Jadi, sebagai penutup tulisan ini, saya ingin mengucapkan terimakasih bagi
kawan-kawan yang selama ini telah menyelenggarakan kompetisi-kompetisi bagi
kami. Terimakasih telah menyediakan kolam bagi kami yang seringkali
terperangkap dalam tempurung katak ini. Terimakasih karena telah mendorong kami
untuk mengukirkan karya.

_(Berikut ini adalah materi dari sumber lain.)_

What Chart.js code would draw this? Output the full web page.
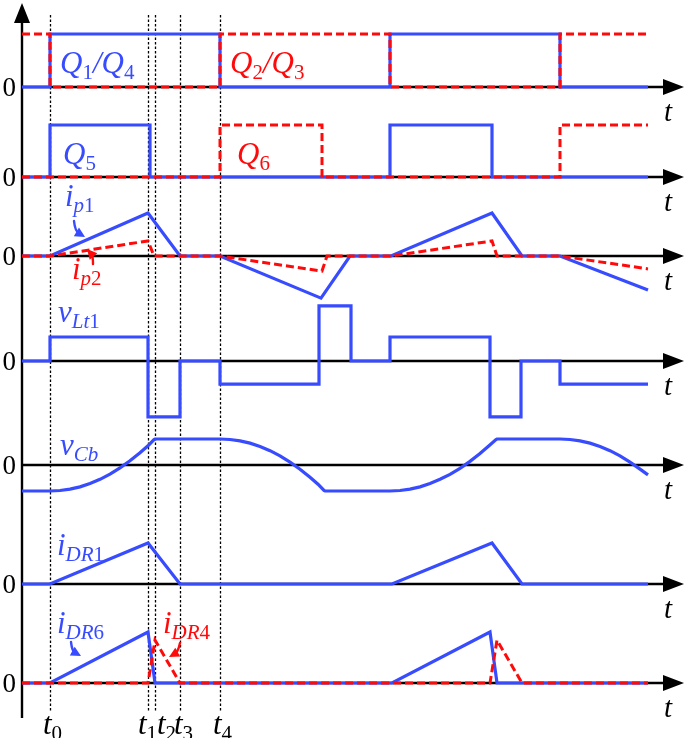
<!DOCTYPE html>
<html>
<head>
<meta charset="utf-8">
<script src="https://cdn.jsdelivr.net/npm/chart.js@4/dist/chart.umd.min.js"></script>
<style>
html, body { margin: 0; padding: 0; background: #fff; }
#wrap { width: 685px; height: 738px; position: relative; }
</style>
</head>
<body>
<div id="wrap"><canvas id="myChart"></canvas></div>
<script>
const grafico = document.querySelector("#myChart")

// instantes marcados no eixo (t0 = 0)
const marcas = [0, 98, 105, 130, 170]
const marcasTexto = ["0", "1", "2", "3", "4"]

// formas de onda [t, valor]
const q14 = [[-28, 0], [0, 0], [0, 1], [170, 1], [170, 0], [340, 0], [340, 1], [510, 1], [510, 0], [598, 0]]
const q23 = [[-28, 1], [0, 1], [0, 0], [170, 0], [170, 1], [340, 1], [340, 0], [510, 0], [510, 1], [598, 1]]
const q5 = [[-28, 0], [0, 0], [0, 1], [100, 1], [100, 0], [340, 0], [340, 1], [442, 1], [442, 0], [598, 0]]
const q6 = [[-28, 0], [170, 0], [170, 1], [272, 1], [272, 0], [510, 0], [510, 1], [598, 1]]
const ip1 = [[-28, 0], [0, 0], [98, 1], [130, 0], [170, 0], [271, -0.98], [300, 0], [341, 0], [442, 1], [472, 0], [510, 0], [598, -0.79]]
const ip2 = [[-28, 0], [0, 0], [98, 0.35], [104, 0], [170, 0], [272, -0.35], [277, 0], [341, 0], [442, 0.35], [447, 0], [510, 0], [598, -0.3]]
const vLt1 = [[-28, 0], [0, 0], [0, 1], [98, 1], [98, -2.33], [130, -2.33], [130, 0], [170, 0], [170, -0.96], [269, -0.96], [269, 2.3], [301, 2.3], [301, 0], [340, 0], [340, 1], [440, 1], [440, -2.33], [471, -2.33], [471, 0], [510, 0], [510, -0.96], [598, -0.96]]
const vCb = [[-28, -1], [0, -1], [10, -0.98], [20, -0.93], [30, -0.84], [40, -0.71], [50, -0.55], [60, -0.35], [70, -0.11], [80, 0.16], [90, 0.47], [98, 0.74], [104, 0.98], [105, 1],
    [170, 1], [180, 0.98], [190, 0.93], [200, 0.84], [210, 0.71], [220, 0.55], [230, 0.35], [240, 0.11], [250, -0.16], [260, -0.47], [268, -0.74], [274, -0.98], [275, -1],
    [340, -1], [350, -0.98], [360, -0.93], [370, -0.84], [380, -0.71], [390, -0.55], [400, -0.36], [410, -0.13], [420, 0.14], [430, 0.44], [439, 0.74], [446, 0.98], [447, 1],
    [510, 1], [520, 0.98], [530, 0.93], [540, 0.84], [550, 0.71], [560, 0.55], [570, 0.35], [580, 0.11], [590, -0.16], [598, -0.38]]
const iDR1 = [[-28, 0], [0, 0], [98, 1], [130, 0], [342, 0], [442, 1], [472, 0], [598, 0]]
const iDR6 = [[-28, 0], [0, 0], [98, 1], [105, 0], [342, 0], [440, 1], [447, 0], [598, 0]]
const iDR4 = [[-28, 0], [98, 0], [105, 0.84], [130, 0], [440, 0], [447, 0.84], [472, 0], [598, 0]]

const azul = "rgb(55, 75, 255)"
const vermelho = "rgb(255, 10, 10)"
const fonte = '"Liberation Serif", "Times New Roman", serif'

// posicao de cada faixa: linha do zero (px) e px por unidade
const faixas = {
    y1: { b: 87, k: 53 },
    y2: { b: 177, k: 52 },
    y3: { b: 256, k: 43 },
    y4: { b: 361, k: 24 },
    y5: { b: 465, k: 26 },
    y6: { b: 584, k: 41 },
    y7: { b: 683, k: 51 }
}
const altura = 738

const pontos = function (arr) {
    return arr.map(p => ({ x: p[0], y: p[1] }))
}

const serie = function (dados, eixo, cor, tracejado) {
    return {
        data: pontos(dados),
        yAxisID: eixo,
        borderColor: cor,
        borderWidth: tracejado ? 3 : 3.2,
        borderDash: tracejado ? [8, 4] : [],
        pointRadius: 0,
        fill: false,
        order: tracejado ? 1 : 2
    }
}

const escalas = {
    x: { type: "linear", min: -50, max: 635, display: false }
}
for (const id in faixas) {
    const f = faixas[id]
    escalas[id] = { type: "linear", display: false, max: f.b / f.k, min: (f.b - altura) / f.k }
}

// textos com indices
const rotulos = [
    { x: 60, y: 73, c: azul, p: [["Q", "i"], ["1", "s"], ["/", "i"], ["Q", "i"], ["4", "s"]] },
    { x: 230, y: 73, c: vermelho, p: [["Q", "i"], ["2", "s"], ["/", "i"], ["Q", "i"], ["3", "s"]] },
    { x: 63, y: 164, c: azul, p: [["Q", "i"], ["5", "s"]] },
    { x: 237, y: 164, c: vermelho, p: [["Q", "i"], ["6", "s"]] },
    { x: 65, y: 206, c: azul, p: [["i", "i"], ["p", "si"], ["1", "s"]] },
    { x: 72, y: 279, c: vermelho, p: [["i", "i"], ["p", "si"], ["2", "s"]] },
    { x: 58, y: 322, c: azul, p: [["v", "i"], ["Lt", "si"], ["1", "s"]] },
    { x: 60, y: 455, c: azul, p: [["v", "i"], ["Cb", "si"]] },
    { x: 57, y: 555, c: azul, p: [["i", "i"], ["DR", "si"], ["1", "s"]] },
    { x: 57, y: 633, c: azul, p: [["i", "i"], ["DR", "si"], ["6", "s"]] },
    { x: 163, y: 633, c: vermelho, p: [["i", "i"], ["DR", "si"], ["4", "s"]] }
]
const marcasX = [43, 138, 157, 174, 213]

// setas curvas: inicio, controle, fim
const setas = [
    { c: azul, p: [74, 221, 75, 231, 85, 237] },
    { c: vermelho, p: [93, 264, 93, 256, 87, 249] },
    { c: azul, p: [71, 642, 72, 651, 81, 656] },
    { c: vermelho, p: [180, 643, 178, 652, 169, 657] }
]

const escrever = function (ctx, x, y, partes, cor) {
    let cx = x
    ctx.fillStyle = cor
    ctx.textAlign = "left"
    ctx.textBaseline = "alphabetic"
    for (const [s, tipo] of partes) {
        const sub = tipo[0] === "s"
        const ital = tipo !== "s"
        ctx.font = (ital ? "italic " : "") + (sub ? 21 : 31) + "px " + fonte
        ctx.fillText(s, cx, sub ? y + 6 : y)
        cx += ctx.measureText(s).width
    }
}

const ponta = function (ctx, x, y, ang, comp, larg, cor) {
    ctx.save()
    ctx.translate(x, y)
    ctx.rotate(ang)
    ctx.fillStyle = cor
    ctx.beginPath()
    ctx.moveTo(0, 0)
    ctx.lineTo(-comp, -larg)
    ctx.lineTo(-comp, larg)
    ctx.closePath()
    ctx.fill()
    ctx.restore()
}

const desenho = {
    id: "desenho",
    beforeDatasetsDraw(chart) {
        const ctx = chart.ctx
        const sx = chart.scales.x
        ctx.save()
        // linhas tracejadas dos instantes
        ctx.strokeStyle = "#000"
        ctx.lineWidth = 1.3
        ctx.setLineDash([2.5, 2])
        for (const m of marcas) {
            const px = Math.round(sx.getPixelForValue(m)) + 0.5
            ctx.beginPath()
            ctx.moveTo(px, 15)
            ctx.lineTo(px, 712)
            ctx.stroke()
        }
        ctx.setLineDash([])
        // eixos de cada faixa
        ctx.lineWidth = 2.4
        for (const id in faixas) {
            const py = chart.scales[id].getPixelForValue(0)
            ctx.beginPath()
            ctx.moveTo(22, py)
            ctx.lineTo(670, py)
            ctx.stroke()
        }
        ctx.beginPath()
        ctx.moveTo(22, 18)
        ctx.lineTo(22, 718)
        ctx.stroke()
        ctx.restore()
    },
    afterDatasetsDraw(chart) {
        const ctx = chart.ctx
        ctx.save()
        ponta(ctx, 22, 3, -Math.PI / 2, 20, 8, "#000")
        for (const id in faixas) {
            const py = chart.scales[id].getPixelForValue(0)
            ponta(ctx, 684, py, 0, 21, 8, "#000")
            ctx.fillStyle = "#000"
            ctx.font = "27px " + fonte
            ctx.textAlign = "right"
            ctx.textBaseline = "alphabetic"
            ctx.fillText("0", 16, py + 9)
            ctx.font = "italic 29px " + fonte
            ctx.textAlign = "left"
            ctx.fillText("t", 664, py + 34)
        }
        marcas.forEach((m, i) => {
            escrever(ctx, marcasX[i], 734, [["t", "i"], [marcasTexto[i], "s"]], "#000")
        })
        for (const r of rotulos) escrever(ctx, r.x, r.y, r.p, r.c)
        for (const s of setas) {
            const [x0, y0, cx, cy, x1, y1] = s.p
            const ang = Math.atan2(y1 - cy, x1 - cx)
            ctx.strokeStyle = s.c
            ctx.lineWidth = 2.4
            ctx.lineCap = "round"
            ctx.beginPath()
            ctx.moveTo(x0, y0)
            ctx.quadraticCurveTo(cx, cy, x1 - Math.cos(ang) * 7, y1 - Math.sin(ang) * 7)
            ctx.stroke()
            ponta(ctx, x1, y1, ang, 10, 5, s.c)
        }
        ctx.restore()
    }
}

new Chart(grafico, {
    type: "line",
    data: {
        datasets: [
            serie(q14, "y1", azul, false),
            serie(q23, "y1", vermelho, true),
            serie(q5, "y2", azul, false),
            serie(q6, "y2", vermelho, true),
            serie(ip1, "y3", azul, false),
            serie(ip2, "y3", vermelho, true),
            serie(vLt1, "y4", azul, false),
            serie(vCb, "y5", azul, false),
            serie(iDR1, "y6", azul, false),
            serie(iDR6, "y7", azul, false),
            serie(iDR4, "y7", vermelho, true)
        ]
    },
    options: {
        responsive: true,
        maintainAspectRatio: false,
        animation: false,
        layout: { padding: 0 },
        scales: escalas,
        plugins: { legend: { display: false }, tooltip: { enabled: false } }
    },
    plugins: [desenho]
})
</script>
</body>
</html>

Terimakasih telah menyediakan rumah bagi kami untuk
pulang.
Yogyakarta,
8-10 September 2013
[1]
http://cinemapoetica.com/wawancara/arkipel-forum-lenteng-dan-eksperimentasi-sinema/
[2]
Sekadar catatan tambahan, di tahun 2013 ini kami akhirnya berhasil memenangkan
beberapa gelar di FIAGRAMOTION 2013 dengan film “Penghabisan”, termasuk gelar
“Best Film”. Gelar ini sangat berkesan karena sekaligus untuk ‘melepas’
beberapa kawan angkatan awal PTSF yang sudah hijrah menjemput masa depan; Agi
Ekasaputro, Danistya Kaloka dan Lalik Mustikowati.